#### Data section ####
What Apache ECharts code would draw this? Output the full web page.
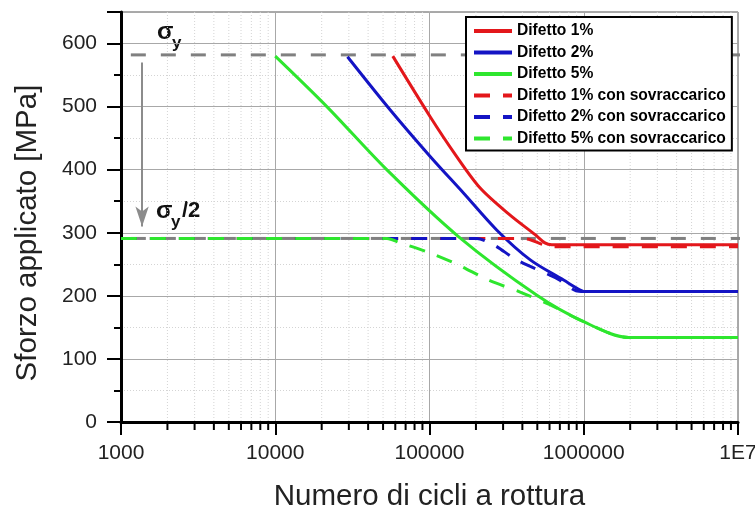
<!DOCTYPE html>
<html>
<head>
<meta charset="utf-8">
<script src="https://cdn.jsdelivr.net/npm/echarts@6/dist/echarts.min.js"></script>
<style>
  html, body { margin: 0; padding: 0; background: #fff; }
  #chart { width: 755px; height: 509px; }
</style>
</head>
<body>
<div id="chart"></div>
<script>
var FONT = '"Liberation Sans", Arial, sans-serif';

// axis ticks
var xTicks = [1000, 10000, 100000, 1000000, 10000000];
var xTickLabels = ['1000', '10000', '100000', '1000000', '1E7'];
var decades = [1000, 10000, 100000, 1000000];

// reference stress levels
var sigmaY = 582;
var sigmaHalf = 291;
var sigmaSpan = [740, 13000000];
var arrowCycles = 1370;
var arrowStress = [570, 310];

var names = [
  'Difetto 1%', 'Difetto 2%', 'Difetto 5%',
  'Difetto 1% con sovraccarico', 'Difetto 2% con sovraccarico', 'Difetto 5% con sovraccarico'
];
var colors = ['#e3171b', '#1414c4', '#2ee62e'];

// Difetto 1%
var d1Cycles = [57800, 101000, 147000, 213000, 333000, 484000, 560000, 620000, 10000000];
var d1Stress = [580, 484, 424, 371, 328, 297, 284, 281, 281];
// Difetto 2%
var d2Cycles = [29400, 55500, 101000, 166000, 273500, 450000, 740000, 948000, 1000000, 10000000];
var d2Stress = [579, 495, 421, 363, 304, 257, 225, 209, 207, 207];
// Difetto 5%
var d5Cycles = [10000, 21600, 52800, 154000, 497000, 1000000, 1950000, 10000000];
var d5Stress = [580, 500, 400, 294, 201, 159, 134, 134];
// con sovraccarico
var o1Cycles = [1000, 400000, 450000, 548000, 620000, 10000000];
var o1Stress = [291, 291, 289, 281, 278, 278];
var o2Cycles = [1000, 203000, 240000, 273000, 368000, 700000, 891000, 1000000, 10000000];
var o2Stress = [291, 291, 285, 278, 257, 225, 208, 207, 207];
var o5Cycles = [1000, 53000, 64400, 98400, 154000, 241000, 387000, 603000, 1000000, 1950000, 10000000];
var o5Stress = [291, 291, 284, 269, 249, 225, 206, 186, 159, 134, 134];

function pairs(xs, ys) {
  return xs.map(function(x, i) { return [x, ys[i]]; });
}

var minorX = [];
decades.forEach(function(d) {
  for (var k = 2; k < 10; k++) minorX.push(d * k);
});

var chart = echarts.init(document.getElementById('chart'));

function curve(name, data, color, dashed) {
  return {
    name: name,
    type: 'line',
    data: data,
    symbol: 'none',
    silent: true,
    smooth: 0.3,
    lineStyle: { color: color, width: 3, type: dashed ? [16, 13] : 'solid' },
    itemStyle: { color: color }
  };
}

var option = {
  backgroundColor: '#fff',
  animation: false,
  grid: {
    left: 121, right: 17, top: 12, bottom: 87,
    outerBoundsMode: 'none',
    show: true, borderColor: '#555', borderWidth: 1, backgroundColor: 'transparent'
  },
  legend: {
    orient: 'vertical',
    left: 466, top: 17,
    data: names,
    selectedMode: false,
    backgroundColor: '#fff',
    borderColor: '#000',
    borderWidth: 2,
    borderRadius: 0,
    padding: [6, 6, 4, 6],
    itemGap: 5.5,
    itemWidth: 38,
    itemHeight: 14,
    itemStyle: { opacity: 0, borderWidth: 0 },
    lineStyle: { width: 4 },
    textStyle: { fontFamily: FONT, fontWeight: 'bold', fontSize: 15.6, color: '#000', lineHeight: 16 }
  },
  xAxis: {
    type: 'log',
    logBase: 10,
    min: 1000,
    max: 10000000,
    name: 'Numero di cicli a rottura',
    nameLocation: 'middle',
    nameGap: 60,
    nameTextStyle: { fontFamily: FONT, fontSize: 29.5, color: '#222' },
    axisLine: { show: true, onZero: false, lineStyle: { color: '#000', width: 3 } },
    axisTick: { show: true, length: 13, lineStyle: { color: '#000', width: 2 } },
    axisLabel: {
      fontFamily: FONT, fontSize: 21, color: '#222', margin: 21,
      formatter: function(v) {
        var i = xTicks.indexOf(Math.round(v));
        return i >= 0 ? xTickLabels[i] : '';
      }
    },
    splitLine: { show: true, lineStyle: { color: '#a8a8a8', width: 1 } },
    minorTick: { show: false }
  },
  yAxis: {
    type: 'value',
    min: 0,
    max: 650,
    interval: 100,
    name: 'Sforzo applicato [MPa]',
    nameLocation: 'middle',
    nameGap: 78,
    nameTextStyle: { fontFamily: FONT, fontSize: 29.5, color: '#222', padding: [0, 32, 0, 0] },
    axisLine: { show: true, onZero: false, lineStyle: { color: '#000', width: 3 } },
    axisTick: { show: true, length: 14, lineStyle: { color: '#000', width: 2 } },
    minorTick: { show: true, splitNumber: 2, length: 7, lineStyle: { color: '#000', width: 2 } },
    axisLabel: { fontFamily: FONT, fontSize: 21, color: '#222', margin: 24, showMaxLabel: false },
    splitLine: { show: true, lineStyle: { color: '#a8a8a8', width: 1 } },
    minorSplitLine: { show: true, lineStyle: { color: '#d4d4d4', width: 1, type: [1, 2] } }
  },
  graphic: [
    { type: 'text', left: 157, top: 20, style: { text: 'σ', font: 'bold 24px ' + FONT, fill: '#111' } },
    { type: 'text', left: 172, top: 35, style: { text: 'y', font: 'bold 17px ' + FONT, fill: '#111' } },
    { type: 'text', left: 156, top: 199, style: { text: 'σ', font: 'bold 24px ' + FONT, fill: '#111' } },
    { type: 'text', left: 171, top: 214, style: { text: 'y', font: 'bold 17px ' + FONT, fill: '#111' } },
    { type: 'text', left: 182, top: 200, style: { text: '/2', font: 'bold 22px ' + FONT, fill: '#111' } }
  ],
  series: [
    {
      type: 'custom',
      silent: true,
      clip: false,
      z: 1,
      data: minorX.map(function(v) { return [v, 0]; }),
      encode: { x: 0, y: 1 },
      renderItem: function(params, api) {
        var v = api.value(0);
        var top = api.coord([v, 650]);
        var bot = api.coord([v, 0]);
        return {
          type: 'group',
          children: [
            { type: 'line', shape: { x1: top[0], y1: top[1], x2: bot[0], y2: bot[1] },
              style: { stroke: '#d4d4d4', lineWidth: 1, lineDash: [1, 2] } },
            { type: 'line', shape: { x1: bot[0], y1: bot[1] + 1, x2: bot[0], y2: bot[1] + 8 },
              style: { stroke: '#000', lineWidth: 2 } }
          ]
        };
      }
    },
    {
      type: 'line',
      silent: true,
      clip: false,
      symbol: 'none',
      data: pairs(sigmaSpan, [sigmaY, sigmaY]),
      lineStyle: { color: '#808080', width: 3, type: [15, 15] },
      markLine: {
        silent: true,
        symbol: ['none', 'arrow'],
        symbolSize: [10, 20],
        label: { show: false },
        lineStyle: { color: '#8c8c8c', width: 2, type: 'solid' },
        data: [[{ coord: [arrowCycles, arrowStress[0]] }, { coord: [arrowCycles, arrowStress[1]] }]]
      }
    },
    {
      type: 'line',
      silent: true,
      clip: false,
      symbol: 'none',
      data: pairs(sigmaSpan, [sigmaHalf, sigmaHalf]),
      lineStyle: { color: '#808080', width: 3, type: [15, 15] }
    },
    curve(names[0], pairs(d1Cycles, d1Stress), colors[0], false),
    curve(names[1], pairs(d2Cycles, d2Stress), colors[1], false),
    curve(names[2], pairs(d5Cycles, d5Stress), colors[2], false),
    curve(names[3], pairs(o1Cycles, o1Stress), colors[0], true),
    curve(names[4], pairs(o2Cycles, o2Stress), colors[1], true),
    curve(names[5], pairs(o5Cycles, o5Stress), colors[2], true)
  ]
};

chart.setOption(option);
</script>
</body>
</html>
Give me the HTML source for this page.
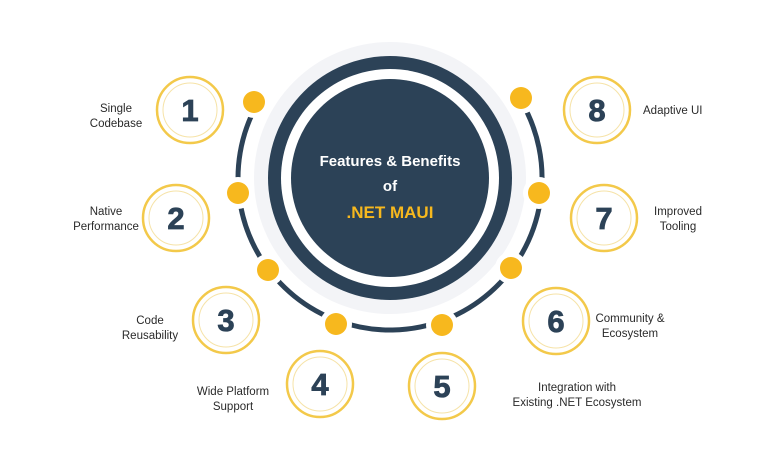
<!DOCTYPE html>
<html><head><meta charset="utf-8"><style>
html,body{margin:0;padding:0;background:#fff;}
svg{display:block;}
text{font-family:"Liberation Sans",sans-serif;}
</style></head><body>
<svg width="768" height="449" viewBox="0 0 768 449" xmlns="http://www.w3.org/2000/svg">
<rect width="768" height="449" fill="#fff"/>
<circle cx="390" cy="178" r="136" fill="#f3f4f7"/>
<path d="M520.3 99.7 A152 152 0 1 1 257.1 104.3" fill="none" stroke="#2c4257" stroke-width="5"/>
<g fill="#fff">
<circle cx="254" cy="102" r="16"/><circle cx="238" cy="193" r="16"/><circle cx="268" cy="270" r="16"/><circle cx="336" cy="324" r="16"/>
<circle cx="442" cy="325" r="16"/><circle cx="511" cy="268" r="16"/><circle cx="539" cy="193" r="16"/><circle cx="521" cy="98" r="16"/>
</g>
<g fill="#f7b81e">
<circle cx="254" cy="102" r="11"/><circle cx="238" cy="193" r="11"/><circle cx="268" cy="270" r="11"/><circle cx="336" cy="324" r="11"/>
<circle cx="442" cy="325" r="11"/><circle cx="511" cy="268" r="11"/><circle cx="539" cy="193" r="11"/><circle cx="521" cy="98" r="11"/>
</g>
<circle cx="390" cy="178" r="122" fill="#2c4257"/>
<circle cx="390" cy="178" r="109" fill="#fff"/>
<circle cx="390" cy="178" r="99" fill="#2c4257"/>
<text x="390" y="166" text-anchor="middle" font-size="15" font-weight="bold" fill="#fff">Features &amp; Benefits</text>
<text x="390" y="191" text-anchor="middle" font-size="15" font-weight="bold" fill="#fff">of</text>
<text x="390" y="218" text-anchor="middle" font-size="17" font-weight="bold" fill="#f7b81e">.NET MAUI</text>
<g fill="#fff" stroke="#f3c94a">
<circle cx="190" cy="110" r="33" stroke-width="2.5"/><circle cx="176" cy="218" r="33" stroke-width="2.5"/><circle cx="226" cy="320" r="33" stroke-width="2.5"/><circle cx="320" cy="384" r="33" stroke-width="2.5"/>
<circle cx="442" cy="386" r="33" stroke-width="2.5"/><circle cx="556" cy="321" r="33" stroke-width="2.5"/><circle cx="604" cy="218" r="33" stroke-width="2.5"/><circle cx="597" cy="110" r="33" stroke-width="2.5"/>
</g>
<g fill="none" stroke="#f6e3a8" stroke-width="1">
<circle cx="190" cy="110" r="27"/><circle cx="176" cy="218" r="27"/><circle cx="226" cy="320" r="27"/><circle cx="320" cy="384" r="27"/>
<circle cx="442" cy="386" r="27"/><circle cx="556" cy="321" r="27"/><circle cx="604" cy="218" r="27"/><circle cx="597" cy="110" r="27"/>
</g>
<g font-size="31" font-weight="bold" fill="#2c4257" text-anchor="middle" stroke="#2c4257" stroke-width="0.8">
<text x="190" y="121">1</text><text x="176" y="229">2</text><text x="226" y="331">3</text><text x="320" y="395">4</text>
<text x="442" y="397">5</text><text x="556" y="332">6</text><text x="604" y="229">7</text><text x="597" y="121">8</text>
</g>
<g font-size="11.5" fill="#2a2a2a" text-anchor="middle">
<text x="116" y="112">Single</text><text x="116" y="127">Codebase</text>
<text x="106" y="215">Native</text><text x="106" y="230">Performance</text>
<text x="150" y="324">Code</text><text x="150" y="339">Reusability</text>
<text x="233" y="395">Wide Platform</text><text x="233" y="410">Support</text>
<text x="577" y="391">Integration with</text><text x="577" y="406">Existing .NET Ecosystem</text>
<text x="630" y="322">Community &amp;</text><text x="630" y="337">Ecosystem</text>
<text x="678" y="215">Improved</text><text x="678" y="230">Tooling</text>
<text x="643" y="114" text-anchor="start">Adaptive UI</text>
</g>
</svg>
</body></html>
####
• [What the exercise asks]: Would you reproduce the lines above, from the very first through the line containing "var colors = ['#e3171b', '#1414c4', '#2ee62e'];", exactly and without the pictures?

• [Solution]:
What Apache ECharts code would draw this? Output the full web page.
<!DOCTYPE html>
<html>
<head>
<meta charset="utf-8">
<script src="https://cdn.jsdelivr.net/npm/echarts@6/dist/echarts.min.js"></script>
<style>
  html, body { margin: 0; padding: 0; background: #fff; }
  #chart { width: 755px; height: 509px; }
</style>
</head>
<body>
<div id="chart"></div>
<script>
var FONT = '"Liberation Sans", Arial, sans-serif';

// axis ticks
var xTicks = [1000, 10000, 100000, 1000000, 10000000];
var xTickLabels = ['1000', '10000', '100000', '1000000', '1E7'];
var decades = [1000, 10000, 100000, 1000000];

// reference stress levels
var sigmaY = 582;
var sigmaHalf = 291;
var sigmaSpan = [740, 13000000];
var arrowCycles = 1370;
var arrowStress = [570, 310];

var names = [
  'Difetto 1%', 'Difetto 2%', 'Difetto 5%',
  'Difetto 1% con sovraccarico', 'Difetto 2% con sovraccarico', 'Difetto 5% con sovraccarico'
];
var colors = ['#e3171b', '#1414c4', '#2ee62e'];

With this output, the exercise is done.